Exercise data:
▬▬▬▬▬▬▬▬▬▬

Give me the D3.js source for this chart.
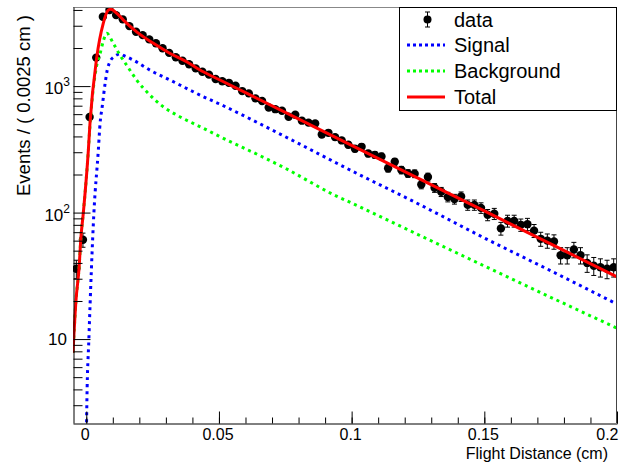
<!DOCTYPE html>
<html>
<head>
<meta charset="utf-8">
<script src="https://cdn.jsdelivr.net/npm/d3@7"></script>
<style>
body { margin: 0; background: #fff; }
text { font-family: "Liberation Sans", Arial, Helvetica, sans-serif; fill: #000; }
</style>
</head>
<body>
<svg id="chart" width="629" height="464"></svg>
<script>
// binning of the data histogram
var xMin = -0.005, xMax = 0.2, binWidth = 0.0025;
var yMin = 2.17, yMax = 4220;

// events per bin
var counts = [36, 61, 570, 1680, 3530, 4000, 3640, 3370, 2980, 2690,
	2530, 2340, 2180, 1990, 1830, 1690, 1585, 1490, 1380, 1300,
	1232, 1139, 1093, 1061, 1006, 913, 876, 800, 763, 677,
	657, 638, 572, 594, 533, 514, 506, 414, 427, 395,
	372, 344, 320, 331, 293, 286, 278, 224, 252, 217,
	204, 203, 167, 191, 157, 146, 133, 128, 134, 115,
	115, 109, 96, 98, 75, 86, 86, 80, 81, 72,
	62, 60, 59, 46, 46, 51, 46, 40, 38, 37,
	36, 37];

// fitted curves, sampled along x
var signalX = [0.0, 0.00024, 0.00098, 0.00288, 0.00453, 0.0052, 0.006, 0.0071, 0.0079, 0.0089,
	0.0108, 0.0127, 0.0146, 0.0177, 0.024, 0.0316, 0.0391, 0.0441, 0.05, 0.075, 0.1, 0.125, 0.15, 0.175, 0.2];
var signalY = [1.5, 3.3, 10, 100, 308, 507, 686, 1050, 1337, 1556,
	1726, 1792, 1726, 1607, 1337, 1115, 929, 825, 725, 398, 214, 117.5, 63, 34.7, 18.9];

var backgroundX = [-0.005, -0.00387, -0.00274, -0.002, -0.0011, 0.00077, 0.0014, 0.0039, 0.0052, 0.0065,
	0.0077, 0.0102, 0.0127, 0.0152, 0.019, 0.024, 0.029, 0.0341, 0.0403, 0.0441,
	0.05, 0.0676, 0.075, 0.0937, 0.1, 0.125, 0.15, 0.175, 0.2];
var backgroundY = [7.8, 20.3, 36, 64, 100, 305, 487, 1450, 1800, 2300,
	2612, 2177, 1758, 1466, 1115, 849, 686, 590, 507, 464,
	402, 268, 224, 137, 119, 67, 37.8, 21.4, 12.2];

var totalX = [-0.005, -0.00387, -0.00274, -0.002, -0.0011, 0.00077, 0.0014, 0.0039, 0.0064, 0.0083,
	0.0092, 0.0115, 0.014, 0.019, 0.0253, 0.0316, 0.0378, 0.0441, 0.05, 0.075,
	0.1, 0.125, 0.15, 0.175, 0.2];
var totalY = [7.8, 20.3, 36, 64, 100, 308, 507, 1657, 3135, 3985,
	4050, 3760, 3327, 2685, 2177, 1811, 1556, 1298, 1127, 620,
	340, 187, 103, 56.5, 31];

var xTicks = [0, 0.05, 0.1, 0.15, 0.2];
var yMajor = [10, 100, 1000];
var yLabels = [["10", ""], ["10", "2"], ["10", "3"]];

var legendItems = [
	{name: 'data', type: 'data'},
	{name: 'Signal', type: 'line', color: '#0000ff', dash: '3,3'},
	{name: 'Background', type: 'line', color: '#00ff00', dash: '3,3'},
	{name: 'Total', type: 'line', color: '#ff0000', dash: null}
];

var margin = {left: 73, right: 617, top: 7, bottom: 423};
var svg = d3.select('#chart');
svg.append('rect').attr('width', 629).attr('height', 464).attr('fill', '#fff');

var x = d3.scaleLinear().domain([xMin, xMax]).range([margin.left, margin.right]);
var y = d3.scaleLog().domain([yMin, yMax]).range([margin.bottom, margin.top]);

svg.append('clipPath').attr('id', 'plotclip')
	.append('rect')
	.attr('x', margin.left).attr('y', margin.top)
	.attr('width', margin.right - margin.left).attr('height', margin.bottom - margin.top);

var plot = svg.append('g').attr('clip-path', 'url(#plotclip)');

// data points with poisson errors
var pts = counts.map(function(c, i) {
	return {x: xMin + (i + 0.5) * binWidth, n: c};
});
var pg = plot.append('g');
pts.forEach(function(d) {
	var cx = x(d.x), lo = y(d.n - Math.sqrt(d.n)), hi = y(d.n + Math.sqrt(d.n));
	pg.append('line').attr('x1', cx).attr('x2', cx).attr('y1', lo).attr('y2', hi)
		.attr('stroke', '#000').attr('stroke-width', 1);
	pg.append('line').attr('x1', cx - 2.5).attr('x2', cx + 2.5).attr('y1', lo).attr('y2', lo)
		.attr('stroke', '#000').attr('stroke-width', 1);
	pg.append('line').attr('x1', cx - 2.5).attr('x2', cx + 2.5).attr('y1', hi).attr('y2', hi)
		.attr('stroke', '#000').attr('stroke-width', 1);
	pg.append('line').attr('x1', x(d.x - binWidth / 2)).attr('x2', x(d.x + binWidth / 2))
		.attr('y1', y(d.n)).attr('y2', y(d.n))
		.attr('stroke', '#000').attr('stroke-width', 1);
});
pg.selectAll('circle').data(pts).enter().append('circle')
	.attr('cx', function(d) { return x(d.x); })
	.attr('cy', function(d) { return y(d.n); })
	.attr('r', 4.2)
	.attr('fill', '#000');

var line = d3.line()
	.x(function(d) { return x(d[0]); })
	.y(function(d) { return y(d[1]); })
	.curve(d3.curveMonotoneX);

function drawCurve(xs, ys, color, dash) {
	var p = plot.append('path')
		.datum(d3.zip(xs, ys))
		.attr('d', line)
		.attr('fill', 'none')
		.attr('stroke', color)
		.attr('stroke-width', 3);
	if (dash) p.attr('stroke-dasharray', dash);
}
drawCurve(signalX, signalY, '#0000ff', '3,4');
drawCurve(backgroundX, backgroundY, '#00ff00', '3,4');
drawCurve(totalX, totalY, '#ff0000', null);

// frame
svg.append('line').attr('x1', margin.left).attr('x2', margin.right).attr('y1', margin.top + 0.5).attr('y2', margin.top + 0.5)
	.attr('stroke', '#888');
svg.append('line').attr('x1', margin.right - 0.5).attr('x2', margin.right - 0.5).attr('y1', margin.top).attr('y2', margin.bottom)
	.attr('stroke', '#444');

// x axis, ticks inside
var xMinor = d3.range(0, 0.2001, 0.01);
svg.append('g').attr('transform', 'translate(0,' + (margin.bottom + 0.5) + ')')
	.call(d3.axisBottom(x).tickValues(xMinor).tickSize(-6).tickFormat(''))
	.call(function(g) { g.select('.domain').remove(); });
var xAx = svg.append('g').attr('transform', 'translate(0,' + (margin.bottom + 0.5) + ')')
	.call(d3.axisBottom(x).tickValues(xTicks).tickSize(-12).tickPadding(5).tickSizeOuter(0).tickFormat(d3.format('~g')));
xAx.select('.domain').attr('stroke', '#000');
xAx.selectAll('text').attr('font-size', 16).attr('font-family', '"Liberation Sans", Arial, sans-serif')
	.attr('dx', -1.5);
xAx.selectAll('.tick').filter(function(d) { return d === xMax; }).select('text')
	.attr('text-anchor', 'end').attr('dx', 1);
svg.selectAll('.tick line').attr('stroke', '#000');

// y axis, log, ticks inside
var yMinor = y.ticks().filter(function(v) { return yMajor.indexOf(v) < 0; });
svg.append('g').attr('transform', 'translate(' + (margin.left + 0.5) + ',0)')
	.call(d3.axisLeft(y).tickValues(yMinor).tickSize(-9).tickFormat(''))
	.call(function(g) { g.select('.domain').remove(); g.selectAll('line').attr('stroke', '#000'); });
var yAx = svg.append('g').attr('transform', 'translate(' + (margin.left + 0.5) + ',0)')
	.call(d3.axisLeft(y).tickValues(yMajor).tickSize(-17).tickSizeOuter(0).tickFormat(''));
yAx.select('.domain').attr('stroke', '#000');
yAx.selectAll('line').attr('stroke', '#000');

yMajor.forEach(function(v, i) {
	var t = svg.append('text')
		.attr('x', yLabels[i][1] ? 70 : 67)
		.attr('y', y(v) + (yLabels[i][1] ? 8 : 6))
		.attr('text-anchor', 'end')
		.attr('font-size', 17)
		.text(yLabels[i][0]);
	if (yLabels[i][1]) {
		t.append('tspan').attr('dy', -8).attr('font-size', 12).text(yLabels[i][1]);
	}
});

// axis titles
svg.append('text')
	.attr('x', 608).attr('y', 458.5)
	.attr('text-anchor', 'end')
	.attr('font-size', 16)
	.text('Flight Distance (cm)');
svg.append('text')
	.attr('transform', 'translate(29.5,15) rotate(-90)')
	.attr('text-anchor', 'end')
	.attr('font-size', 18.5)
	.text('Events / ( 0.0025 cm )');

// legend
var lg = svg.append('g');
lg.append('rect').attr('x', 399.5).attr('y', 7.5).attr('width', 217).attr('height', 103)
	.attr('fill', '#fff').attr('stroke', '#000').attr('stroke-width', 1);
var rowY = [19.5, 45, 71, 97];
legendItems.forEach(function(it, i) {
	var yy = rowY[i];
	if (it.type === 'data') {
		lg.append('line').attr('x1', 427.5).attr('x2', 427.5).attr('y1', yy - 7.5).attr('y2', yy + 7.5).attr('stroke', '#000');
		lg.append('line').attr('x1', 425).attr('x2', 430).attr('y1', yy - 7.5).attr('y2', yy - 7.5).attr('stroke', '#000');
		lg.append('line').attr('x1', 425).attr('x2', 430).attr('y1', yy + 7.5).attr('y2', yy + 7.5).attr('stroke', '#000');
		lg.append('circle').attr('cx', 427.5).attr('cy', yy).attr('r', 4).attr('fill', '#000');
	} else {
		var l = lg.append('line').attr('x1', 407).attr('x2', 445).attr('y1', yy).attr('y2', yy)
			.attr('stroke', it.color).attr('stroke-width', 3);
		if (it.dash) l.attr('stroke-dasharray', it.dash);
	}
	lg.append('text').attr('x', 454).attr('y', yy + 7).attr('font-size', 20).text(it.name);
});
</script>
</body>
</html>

▬▬▬▬▬▬▬▬▬▬

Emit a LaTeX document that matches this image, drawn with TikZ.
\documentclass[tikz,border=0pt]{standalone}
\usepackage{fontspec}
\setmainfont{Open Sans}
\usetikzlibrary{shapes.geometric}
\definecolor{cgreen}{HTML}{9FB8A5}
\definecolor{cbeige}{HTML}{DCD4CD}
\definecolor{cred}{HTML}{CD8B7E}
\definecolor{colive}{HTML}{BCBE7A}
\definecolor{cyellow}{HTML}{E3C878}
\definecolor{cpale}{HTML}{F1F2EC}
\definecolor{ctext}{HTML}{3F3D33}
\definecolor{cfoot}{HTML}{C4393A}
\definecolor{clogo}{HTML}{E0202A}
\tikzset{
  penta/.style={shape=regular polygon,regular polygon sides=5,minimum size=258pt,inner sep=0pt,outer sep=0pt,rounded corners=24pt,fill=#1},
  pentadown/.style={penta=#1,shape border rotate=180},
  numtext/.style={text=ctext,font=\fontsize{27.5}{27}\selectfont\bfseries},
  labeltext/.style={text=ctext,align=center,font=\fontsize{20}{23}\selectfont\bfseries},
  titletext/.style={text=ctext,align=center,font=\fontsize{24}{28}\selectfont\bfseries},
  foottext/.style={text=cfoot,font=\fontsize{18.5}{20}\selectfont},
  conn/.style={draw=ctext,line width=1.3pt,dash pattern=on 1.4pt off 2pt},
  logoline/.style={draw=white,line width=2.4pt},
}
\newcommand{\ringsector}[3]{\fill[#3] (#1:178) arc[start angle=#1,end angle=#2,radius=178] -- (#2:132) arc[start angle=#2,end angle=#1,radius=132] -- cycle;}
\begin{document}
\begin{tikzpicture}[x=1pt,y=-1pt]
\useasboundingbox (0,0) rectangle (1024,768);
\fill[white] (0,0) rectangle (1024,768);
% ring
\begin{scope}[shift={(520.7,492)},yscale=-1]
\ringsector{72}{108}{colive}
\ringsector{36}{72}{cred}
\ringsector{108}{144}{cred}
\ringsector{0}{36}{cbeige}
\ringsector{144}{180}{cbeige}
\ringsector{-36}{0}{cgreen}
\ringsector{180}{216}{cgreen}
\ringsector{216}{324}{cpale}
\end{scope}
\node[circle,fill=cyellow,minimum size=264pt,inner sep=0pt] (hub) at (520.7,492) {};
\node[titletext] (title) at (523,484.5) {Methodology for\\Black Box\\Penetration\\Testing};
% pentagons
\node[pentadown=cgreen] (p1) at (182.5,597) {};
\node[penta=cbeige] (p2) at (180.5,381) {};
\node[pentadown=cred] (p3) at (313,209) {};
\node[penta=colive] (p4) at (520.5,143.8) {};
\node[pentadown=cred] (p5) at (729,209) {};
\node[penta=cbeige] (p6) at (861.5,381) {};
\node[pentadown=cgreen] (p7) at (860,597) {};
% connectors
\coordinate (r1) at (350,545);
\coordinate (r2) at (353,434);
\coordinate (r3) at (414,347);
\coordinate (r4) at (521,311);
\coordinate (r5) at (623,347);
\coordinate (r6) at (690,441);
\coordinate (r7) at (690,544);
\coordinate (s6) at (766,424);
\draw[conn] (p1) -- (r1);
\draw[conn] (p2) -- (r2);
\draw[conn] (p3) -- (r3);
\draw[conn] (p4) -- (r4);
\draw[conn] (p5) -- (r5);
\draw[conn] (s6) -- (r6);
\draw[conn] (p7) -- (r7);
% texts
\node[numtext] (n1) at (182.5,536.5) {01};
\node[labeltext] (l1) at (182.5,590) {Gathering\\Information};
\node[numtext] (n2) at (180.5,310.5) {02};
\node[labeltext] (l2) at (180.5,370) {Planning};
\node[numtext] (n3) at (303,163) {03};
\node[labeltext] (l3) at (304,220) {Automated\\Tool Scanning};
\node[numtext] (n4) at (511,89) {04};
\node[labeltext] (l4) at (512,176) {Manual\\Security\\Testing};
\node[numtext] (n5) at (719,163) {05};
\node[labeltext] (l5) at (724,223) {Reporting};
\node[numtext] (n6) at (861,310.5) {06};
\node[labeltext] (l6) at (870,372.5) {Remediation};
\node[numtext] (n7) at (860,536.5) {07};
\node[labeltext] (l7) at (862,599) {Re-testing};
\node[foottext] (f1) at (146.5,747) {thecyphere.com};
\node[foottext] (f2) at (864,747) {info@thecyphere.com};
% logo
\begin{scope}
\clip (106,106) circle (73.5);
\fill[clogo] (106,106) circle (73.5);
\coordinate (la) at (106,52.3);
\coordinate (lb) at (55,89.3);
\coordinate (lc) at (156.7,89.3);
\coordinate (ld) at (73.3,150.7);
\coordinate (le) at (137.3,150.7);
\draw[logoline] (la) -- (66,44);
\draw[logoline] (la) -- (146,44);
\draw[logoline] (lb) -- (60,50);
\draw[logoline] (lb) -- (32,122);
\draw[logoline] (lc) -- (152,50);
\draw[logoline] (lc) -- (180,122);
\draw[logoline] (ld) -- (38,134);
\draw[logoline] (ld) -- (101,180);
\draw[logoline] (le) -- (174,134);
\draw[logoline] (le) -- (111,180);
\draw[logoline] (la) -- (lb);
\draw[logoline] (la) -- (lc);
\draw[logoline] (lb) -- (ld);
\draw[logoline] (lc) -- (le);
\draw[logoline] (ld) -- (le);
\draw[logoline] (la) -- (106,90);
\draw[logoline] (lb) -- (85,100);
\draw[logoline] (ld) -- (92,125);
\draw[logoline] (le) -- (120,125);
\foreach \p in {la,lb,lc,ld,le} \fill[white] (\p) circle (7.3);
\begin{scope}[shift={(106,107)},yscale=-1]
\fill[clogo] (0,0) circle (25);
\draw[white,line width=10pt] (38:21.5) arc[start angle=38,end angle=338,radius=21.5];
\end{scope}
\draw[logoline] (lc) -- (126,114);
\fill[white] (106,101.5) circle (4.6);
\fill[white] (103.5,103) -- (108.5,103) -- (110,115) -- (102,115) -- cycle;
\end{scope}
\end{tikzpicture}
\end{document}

▬▬▬▬▬▬▬▬▬▬

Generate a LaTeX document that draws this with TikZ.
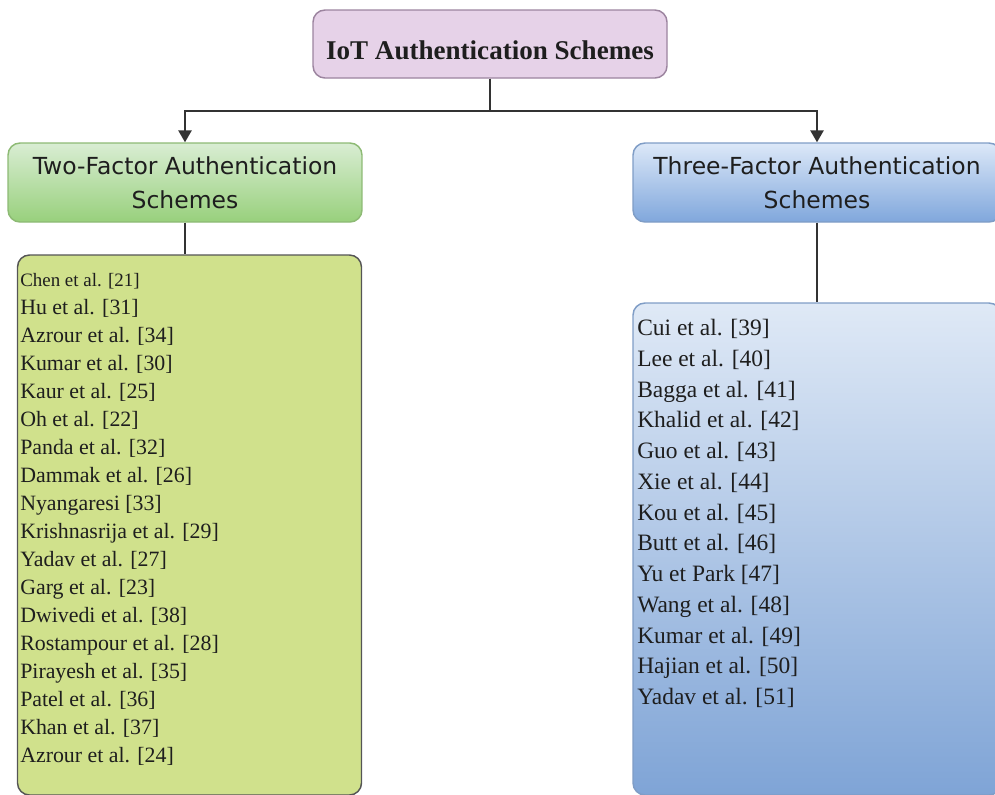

▬▬▬▬▬▬▬▬▬▬

Objective:
Leave out every line without the string "LaTeX" and copy the rest.

Exercise answer:
Emit a LaTeX document that matches this image, drawn with TikZ.
Generate a LaTeX document that draws this with TikZ.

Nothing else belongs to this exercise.